“Não é de maravilhar-se se me veio um aceso desejo de entrar dentro do Teu Coração, ó bom Jesus, porque um dia tu me mostraste que o meu nome estava escrito nele com letras de ouro.” (Sta. Camila)
Da Autobiografia de Sta. Camila Varani,
Agora direi o que aconteceu depois que vesti o hábito das clarissas. “Como nas planícies do mundo há o canto das aves, e o esplendor das flores, e os escondidos refúgios dos animais”, como diz Ubertino de Casale, assim no santo Mosteiro de Urbino encontrei os dulcíssimos cantos das orações enlevadas , a beleza dos bons exemplos, os secretos tesouros das graças divinas e dos dons do céu.
Movida pelo Espírito Santo, veio-me um santo desejo de penetrar “no interior do deserto”, isto é, nas secretíssimas penas do coração de Jesus.
Então, no profundo do coração, rejeitei toda a doçura do maná celeste, não por náusea como o ingrato povo eleito, mas por santa humildade, considerando-me indigníssima daquele dom que talvez teria podido dissipar.
Com coração puro, pedi a Deus que me alimentasse e saciasse dos amaríssimos alimentos da sua Paixão, porque a minha alma tinha fome e sede somente disto. Clamava só por aqueles, não desejava outros.
Podia dizer como a dileta esposa do Cântico: “O meu esposo é para mim um saquinho de mirra e repousará sobre meu peito”(Ct 1, 12).

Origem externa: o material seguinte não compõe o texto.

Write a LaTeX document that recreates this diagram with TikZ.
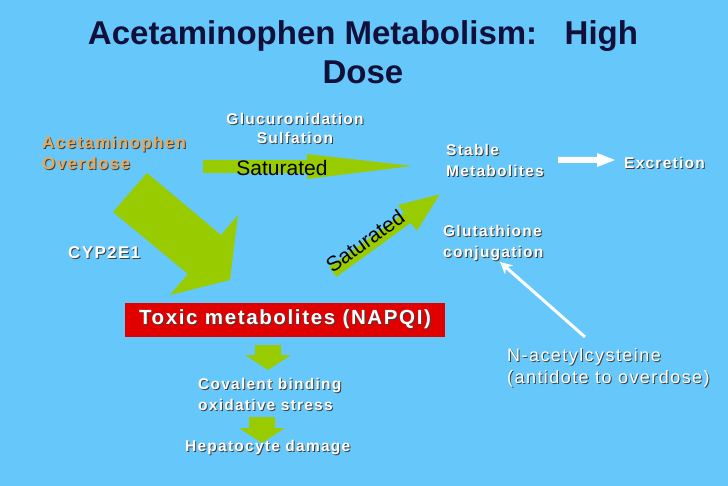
\documentclass[tikz,border=0pt]{standalone}
\usepackage{fontspec}
\usetikzlibrary{arrows.meta}
\setmainfont{Liberation Sans}
\newfontfamily\lbl[LetterSpace=8]{Liberation Sans}
\definecolor{bg}{HTML}{66C8FA}
\definecolor{grn}{HTML}{99CC00}
\definecolor{redbox}{HTML}{E00000}
\definecolor{org}{HTML}{E8A85A}
\definecolor{ttl}{HTML}{10103A}
\newcommand\sh[1]{\makebox[0pt][l]{\hspace{1pt}\raisebox{-1pt}{\color{black!75}#1}}#1}
\tikzset{
  lab/.style={font=\lbl\bfseries\fontsize{15.5}{21}\selectfont, text=white, align=left, anchor=west, inner sep=0},
  sat/.style={font=\fontsize{21}{22}\selectfont, text=black, inner sep=0},
}
\begin{document}
\begin{tikzpicture}[x=1pt,y=-1pt]
\fill[bg] (0,0) rectangle (728,486);
\useasboundingbox (0,0) rectangle (728,486);
% title
\node[font=\bfseries\fontsize{33}{39}\selectfont, text=ttl, align=center] (title) at (363,52) {Acetaminophen Metabolism:\ \ \ High\\Dose};
% green arrows
\fill[grn] (203,160)--(307,160)--(307,154)--(412,166)--(307,179)--(307,173)--(203,173)--cycle;
\fill[grn] (147,173)--(221,235)--(238,215)--(230,280)--(170,295)--(188,274)--(113,212)--cycle;
\begin{scope}[shift={(333,272)},rotate=36]
\fill[grn] (0,-6)--(92,-6)--(92,-16)--(132,0)--(92,16)--(92,6)--(0,6)--cycle;
\end{scope}
\fill[grn] (255,345)--(281,345)--(281,355)--(291,355)--(268,370)--(245,355)--(255,355)--cycle;
\fill[grn] (249,417)--(275,417)--(275,428)--(285,428)--(262,443)--(239,428)--(249,428)--cycle;
% white arrows
\fill[white] (558,157)--(597,157)--(597,153)--(615,160)--(597,167)--(597,163)--(558,163)--cycle;
% nodes
\node[lab, text=org, font=\lbl\bfseries\fontsize{17}{21}\selectfont] (od) at (42,153) {\sh{Acetaminophen}\\\sh{Overdose}};
\node[lab, anchor=center, align=center, font=\lbl\bfseries\fontsize{15.5}{19}\selectfont] (glu) at (295,129) {\sh{Glucuronidation}\\\sh{Sulfation}};
\node[sat] (s1) at (282,168) {Saturated};
\node[lab] (stab) at (446,161) {\sh{Stable}\\\sh{Metabolites}};
\node[lab] (exc) at (624,163) {\sh{Excretion}};
\node[lab, font=\lbl\bfseries\fontsize{17}{21}\selectfont] (cyp) at (68,253) {\sh{CYP2E1}};
\node[sat, rotate=36] (s2) at (365,241) {Saturated};
\node[lab] (glut) at (443,244) {\sh{Glutathione}\\\sh{conjugation}};
\node[fill=redbox, minimum width=320, minimum height=33, inner sep=0, text=white,
  font=\lbl\bfseries\fontsize{20.5}{22}\selectfont] (tox) at (285,320) {\sh{Toxic metabolites (NAPQI)}};
\node[lab] (cov) at (198,395) {\sh{Covalent binding}\\\sh{oxidative stress}};
\node[lab] (hep) at (185,448) {\sh{Hepatocyte damage}};
\node[lab, font=\lbl\fontsize{18}{22}\selectfont] (nac) at (507,368) {\sh{N-acetylcysteine}\\\sh{(antidote to overdose)}};
\coordinate (nacend) at (585,337);
\coordinate (glutend) at (500,262);
\draw[white, line width=3, -{Stealth[length=12,width=12]}] (nacend) -- (glutend);
\end{tikzpicture}
\end{document}
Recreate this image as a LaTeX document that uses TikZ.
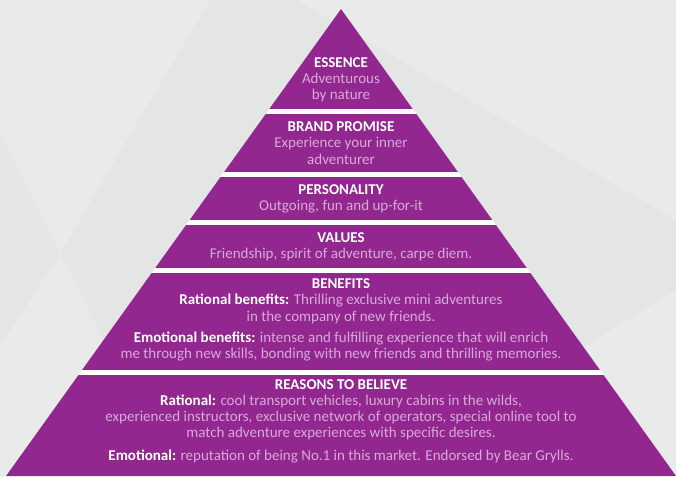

Então resolvi transcorrer todo o tempo da minha oração na meditação da Paixão de Cristo e não queria mais meditar nem pensar em outra coisa. Esforçava-me quanto podia para entrar no mar amaríssimo das penas mentais do coração de Jesus. Naquele mar quereria imergir-me se houvesse podido.
Não é de maravilhar-se se me veio um aceso desejo de entrar dentro do Teu Coração, ó bom Jesus, porque um dia tu me mostraste que o meu nome estava escrito nele com letras de ouro.
Ó! quanto pareciam belas em Teu Coração vermelho as grandes e esplendentes letras de ouro: “Eu te amo, Camila!”
Mostraste-me tudo isto, ó bom Jesus, porque eu me maravilhava muito que tu me amasses tanto. Então Tu disseste que não podias não me amar, porque me trazias escrita no coração e, erguendo o glorioso braço, fizeste-me ler aquelas doces palavras.
Ó miserável de mim, porque não retomo um pouco de conforto, recordando tanto bem e amor do teu dileto Cristo? Todas estas recordações não me são conforto, mas como dardos pungentes traspassam-me o coração. Por isso não posso saciar-me de dizer: “Ó vós todos que passais pelo caminho do divino amor, parai e vede se há dor igual a minha dor”(Lm 1, 12).
Retornemos, meu Pai, à nossa narrativa. Por dois anos, talvez por dois anos e três meses, permaneci em Urbino sempre perseverando em tal desejo e oração, depois retornei a Ca merino. Durante aquele tempo fui introduzida por admirável graça do Espírito Santo, no secretíssimo tálamo do Coração de Jesus, verdadeiro e único mar amaríssimo insondável a todo o intelecto humano e angélico.
Muitas vezes teria submergido naquele mar se a potente mão divina não me houvesse ajudado. Tal amargura era muito menos suportável que a doçura do seu divino amor e dizia: “Basta, basta meu Senhor, não posso mais. Sinto-me morrer, este amor não tem fim nem fundo…”
Não digo outra coisa agora, nem direi noutro lugar. Porém não quero omitir isto: embora dos sofrimentos mentais de Jesus me fossem mostrado somente o quanto podia suportar e o quanto minha alma, por dom do Espírito Santo, podia compreender, todavia em comparação daquilo que foram realmente, o compreendi quanto seria um grãozinho de areia em comparação do céu e de toda a terra. Antes, muito menos.